Problem to solve
The data below holds the lines to copy: everything from the line containing "Recreate this image" to the line containing "return x / W, 1 - y / H", both ends included, set down exactly.

Figure scripts
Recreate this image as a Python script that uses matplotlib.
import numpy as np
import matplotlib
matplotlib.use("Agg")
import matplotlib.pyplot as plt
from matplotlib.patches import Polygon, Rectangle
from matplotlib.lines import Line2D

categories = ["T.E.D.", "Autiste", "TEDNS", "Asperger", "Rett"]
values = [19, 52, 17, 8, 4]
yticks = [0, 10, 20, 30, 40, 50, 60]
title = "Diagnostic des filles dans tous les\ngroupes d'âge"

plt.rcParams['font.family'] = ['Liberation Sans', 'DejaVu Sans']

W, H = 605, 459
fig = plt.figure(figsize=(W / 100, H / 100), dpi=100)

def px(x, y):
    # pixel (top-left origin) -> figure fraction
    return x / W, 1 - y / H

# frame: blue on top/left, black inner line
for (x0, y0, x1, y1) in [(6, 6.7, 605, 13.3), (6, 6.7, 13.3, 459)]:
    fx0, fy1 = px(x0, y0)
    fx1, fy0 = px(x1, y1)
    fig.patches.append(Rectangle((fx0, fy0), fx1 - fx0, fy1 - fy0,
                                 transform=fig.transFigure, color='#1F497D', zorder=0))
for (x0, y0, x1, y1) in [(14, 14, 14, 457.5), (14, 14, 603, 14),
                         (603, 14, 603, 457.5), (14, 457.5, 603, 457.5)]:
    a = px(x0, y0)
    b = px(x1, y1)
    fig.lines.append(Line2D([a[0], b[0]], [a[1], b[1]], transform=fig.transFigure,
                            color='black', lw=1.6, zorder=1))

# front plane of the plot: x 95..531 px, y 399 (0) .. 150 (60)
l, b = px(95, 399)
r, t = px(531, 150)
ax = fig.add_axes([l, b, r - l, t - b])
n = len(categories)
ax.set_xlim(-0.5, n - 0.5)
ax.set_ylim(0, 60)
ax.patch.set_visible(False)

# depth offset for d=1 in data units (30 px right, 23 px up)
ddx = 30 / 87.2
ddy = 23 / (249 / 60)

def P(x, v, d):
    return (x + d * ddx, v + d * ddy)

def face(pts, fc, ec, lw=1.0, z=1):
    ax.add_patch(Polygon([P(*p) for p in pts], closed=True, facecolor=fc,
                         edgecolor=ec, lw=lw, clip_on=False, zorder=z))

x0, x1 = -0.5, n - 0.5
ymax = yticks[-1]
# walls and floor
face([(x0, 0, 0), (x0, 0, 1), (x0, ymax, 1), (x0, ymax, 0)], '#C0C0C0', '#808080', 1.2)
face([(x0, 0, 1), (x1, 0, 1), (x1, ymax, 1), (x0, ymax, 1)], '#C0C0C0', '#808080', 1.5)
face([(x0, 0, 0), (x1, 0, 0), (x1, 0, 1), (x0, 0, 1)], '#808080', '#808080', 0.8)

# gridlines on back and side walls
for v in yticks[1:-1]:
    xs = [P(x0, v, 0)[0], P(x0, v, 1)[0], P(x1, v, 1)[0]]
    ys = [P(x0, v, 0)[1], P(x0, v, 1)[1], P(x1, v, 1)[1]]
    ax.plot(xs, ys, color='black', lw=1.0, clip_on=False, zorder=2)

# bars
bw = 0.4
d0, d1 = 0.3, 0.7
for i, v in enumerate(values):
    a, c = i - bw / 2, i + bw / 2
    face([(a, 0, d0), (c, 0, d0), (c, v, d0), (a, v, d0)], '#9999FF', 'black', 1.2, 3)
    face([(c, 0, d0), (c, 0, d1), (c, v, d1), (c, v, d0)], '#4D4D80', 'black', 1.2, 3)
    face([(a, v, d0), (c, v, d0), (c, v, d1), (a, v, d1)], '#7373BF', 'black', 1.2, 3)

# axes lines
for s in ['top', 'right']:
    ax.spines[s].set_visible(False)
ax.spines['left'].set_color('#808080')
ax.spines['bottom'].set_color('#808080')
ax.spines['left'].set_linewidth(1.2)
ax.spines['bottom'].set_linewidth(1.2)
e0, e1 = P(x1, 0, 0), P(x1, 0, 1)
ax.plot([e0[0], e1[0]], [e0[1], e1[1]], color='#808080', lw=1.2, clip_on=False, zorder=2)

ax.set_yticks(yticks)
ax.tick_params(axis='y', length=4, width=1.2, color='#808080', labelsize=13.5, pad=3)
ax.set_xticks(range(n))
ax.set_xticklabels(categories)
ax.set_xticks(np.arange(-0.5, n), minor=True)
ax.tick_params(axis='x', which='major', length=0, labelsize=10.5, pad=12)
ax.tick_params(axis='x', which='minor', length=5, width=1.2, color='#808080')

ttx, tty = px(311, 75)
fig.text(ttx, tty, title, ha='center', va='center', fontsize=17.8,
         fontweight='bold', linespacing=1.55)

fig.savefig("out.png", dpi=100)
* * *
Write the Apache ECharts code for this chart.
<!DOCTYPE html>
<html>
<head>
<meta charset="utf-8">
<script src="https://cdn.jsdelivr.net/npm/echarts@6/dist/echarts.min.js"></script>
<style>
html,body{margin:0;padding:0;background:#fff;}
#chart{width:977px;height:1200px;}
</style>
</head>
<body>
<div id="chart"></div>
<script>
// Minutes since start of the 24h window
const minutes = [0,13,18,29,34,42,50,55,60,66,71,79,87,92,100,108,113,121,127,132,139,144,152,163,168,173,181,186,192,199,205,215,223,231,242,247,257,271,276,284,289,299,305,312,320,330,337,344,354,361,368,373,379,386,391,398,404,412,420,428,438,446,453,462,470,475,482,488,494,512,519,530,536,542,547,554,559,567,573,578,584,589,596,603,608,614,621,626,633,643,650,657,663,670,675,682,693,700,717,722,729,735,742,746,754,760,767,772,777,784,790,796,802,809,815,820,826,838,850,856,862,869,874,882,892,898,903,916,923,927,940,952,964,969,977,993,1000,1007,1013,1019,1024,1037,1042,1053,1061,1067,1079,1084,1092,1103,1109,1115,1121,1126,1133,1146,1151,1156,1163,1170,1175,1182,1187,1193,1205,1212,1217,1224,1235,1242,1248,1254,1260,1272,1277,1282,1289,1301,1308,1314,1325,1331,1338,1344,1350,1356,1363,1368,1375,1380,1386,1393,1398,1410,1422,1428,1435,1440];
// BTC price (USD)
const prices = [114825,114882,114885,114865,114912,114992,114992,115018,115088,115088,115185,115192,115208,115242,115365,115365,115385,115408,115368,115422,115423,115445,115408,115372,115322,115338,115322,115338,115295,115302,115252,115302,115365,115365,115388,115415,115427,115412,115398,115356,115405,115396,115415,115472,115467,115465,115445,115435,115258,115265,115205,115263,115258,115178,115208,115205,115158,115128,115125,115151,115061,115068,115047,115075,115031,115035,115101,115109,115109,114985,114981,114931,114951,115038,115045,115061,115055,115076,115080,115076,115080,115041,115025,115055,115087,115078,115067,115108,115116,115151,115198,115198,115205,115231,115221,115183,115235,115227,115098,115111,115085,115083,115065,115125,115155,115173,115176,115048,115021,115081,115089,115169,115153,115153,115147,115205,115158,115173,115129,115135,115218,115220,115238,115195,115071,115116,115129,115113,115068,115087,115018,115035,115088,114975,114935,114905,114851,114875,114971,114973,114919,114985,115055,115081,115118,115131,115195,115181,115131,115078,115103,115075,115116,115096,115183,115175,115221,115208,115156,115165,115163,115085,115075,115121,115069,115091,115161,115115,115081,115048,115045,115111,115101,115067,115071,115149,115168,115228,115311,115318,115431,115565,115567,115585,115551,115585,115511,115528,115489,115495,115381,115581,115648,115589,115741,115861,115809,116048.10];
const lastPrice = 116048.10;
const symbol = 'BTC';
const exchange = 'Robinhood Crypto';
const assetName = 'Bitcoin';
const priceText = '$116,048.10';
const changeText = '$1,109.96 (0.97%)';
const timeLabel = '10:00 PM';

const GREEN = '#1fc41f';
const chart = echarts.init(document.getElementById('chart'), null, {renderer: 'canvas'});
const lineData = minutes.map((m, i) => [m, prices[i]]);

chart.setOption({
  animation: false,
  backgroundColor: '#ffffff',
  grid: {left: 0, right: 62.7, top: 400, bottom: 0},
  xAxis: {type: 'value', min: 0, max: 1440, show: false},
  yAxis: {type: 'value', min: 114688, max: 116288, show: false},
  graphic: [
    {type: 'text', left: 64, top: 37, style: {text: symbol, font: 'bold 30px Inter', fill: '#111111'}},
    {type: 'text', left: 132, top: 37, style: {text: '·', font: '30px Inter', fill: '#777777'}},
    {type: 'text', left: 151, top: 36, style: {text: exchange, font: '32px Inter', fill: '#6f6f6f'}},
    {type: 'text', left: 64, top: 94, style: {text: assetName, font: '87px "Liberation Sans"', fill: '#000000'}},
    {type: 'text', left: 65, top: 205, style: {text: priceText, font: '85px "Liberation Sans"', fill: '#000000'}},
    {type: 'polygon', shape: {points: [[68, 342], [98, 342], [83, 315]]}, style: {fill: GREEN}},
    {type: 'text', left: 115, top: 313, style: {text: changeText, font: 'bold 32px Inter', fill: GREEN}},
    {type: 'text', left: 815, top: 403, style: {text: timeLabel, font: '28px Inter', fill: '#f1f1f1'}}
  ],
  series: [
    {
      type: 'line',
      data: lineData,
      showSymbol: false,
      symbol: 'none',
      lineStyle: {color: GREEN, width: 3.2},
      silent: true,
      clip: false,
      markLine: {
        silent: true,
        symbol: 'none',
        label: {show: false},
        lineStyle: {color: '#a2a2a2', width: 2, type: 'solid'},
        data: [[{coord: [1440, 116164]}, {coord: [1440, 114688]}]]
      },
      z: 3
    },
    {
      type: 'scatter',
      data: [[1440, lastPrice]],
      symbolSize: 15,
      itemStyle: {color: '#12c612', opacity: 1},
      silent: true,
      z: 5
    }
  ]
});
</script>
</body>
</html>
==
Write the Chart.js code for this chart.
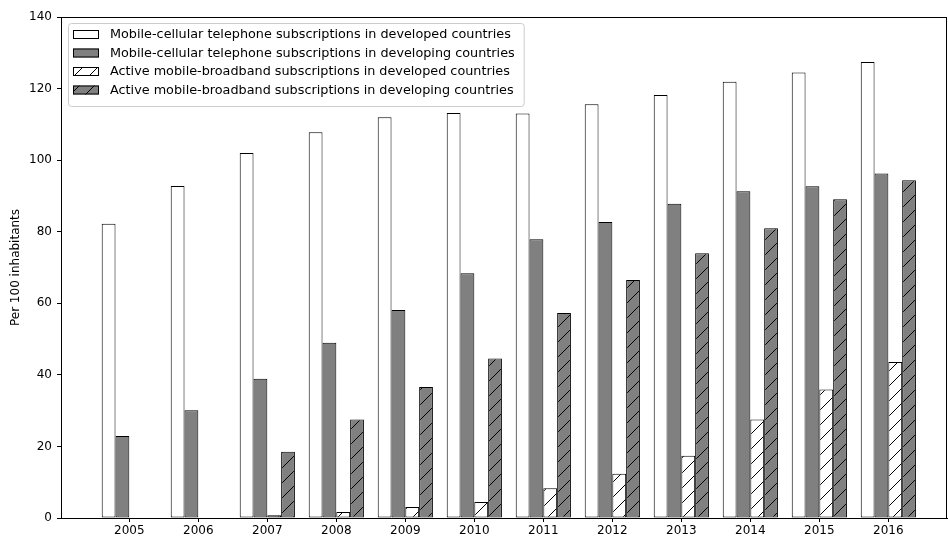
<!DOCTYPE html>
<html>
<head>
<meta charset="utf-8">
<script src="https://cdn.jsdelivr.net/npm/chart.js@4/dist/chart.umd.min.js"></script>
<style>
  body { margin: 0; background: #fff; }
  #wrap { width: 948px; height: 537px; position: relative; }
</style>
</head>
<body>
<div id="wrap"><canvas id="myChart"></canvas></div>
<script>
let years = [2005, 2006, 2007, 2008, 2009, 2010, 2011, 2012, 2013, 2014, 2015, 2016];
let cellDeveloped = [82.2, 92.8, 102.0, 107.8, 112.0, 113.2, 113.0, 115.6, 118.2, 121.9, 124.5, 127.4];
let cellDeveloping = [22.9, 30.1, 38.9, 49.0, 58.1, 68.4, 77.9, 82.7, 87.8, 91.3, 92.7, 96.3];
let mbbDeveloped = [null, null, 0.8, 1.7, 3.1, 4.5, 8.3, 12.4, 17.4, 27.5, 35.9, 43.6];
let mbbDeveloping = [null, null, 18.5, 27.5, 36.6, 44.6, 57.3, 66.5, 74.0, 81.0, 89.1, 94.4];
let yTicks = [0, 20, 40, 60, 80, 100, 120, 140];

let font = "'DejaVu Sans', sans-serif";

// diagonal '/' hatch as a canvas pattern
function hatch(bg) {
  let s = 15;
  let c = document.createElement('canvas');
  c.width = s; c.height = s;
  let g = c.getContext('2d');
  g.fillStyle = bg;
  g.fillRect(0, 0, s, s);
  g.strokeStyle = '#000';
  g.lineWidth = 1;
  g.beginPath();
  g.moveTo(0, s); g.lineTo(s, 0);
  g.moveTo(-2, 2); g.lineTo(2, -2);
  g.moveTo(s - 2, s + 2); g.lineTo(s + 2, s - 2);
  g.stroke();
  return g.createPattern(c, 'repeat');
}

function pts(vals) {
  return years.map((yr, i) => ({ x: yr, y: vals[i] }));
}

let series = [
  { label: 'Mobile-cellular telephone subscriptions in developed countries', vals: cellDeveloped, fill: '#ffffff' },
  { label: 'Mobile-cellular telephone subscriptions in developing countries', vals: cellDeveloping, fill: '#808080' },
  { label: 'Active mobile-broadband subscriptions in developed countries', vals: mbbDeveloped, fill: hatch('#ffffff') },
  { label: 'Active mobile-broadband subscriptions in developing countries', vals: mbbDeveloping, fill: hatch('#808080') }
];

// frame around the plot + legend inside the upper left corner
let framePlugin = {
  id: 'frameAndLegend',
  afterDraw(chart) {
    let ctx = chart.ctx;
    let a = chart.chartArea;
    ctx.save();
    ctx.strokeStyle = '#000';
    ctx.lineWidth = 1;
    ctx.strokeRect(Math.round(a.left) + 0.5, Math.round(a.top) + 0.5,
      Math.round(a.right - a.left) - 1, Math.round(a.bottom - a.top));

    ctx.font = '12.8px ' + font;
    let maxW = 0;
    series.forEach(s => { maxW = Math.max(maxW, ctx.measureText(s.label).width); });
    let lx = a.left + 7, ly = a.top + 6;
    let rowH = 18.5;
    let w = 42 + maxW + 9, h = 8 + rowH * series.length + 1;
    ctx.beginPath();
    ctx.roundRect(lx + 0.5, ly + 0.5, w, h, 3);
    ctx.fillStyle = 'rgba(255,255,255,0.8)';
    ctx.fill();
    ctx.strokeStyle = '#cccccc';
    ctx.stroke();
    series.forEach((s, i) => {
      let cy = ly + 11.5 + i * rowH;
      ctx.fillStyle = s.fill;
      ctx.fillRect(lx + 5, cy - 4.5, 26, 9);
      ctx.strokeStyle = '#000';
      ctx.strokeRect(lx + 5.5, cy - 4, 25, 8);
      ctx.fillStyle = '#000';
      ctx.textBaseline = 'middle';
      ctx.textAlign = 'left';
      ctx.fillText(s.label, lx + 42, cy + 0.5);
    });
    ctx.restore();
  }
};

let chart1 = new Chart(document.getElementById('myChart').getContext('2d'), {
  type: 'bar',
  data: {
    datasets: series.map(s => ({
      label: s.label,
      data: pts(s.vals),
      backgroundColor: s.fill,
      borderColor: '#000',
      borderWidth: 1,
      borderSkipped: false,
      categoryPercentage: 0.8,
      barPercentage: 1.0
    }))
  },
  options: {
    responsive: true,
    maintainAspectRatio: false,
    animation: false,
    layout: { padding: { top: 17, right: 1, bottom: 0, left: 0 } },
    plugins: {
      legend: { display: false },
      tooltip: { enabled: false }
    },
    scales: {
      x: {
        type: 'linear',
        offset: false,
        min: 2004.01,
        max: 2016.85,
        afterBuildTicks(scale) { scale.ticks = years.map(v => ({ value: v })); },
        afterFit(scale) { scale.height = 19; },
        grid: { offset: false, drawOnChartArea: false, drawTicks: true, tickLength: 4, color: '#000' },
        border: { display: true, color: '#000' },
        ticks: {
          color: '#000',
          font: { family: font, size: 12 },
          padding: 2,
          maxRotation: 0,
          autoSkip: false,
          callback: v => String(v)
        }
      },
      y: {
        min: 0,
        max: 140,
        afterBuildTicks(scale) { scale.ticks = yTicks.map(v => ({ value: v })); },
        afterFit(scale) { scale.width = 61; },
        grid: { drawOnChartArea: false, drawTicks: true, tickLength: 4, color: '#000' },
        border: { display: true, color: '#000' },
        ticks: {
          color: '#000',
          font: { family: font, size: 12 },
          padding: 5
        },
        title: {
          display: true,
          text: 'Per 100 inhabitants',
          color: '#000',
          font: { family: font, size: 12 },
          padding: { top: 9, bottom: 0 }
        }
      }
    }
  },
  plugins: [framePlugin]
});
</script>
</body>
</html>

Solution
Recreate this image as a Python script that uses matplotlib.
import numpy as np
import matplotlib
matplotlib.use("Agg")
import matplotlib.pyplot as plt
from matplotlib.patches import Polygon, Rectangle
from matplotlib.lines import Line2D

categories = ["T.E.D.", "Autiste", "TEDNS", "Asperger", "Rett"]
values = [19, 52, 17, 8, 4]
yticks = [0, 10, 20, 30, 40, 50, 60]
title = "Diagnostic des filles dans tous les\ngroupes d'âge"

plt.rcParams['font.family'] = ['Liberation Sans', 'DejaVu Sans']

W, H = 605, 459
fig = plt.figure(figsize=(W / 100, H / 100), dpi=100)

def px(x, y):
    # pixel (top-left origin) -> figure fraction
    return x / W, 1 - y / H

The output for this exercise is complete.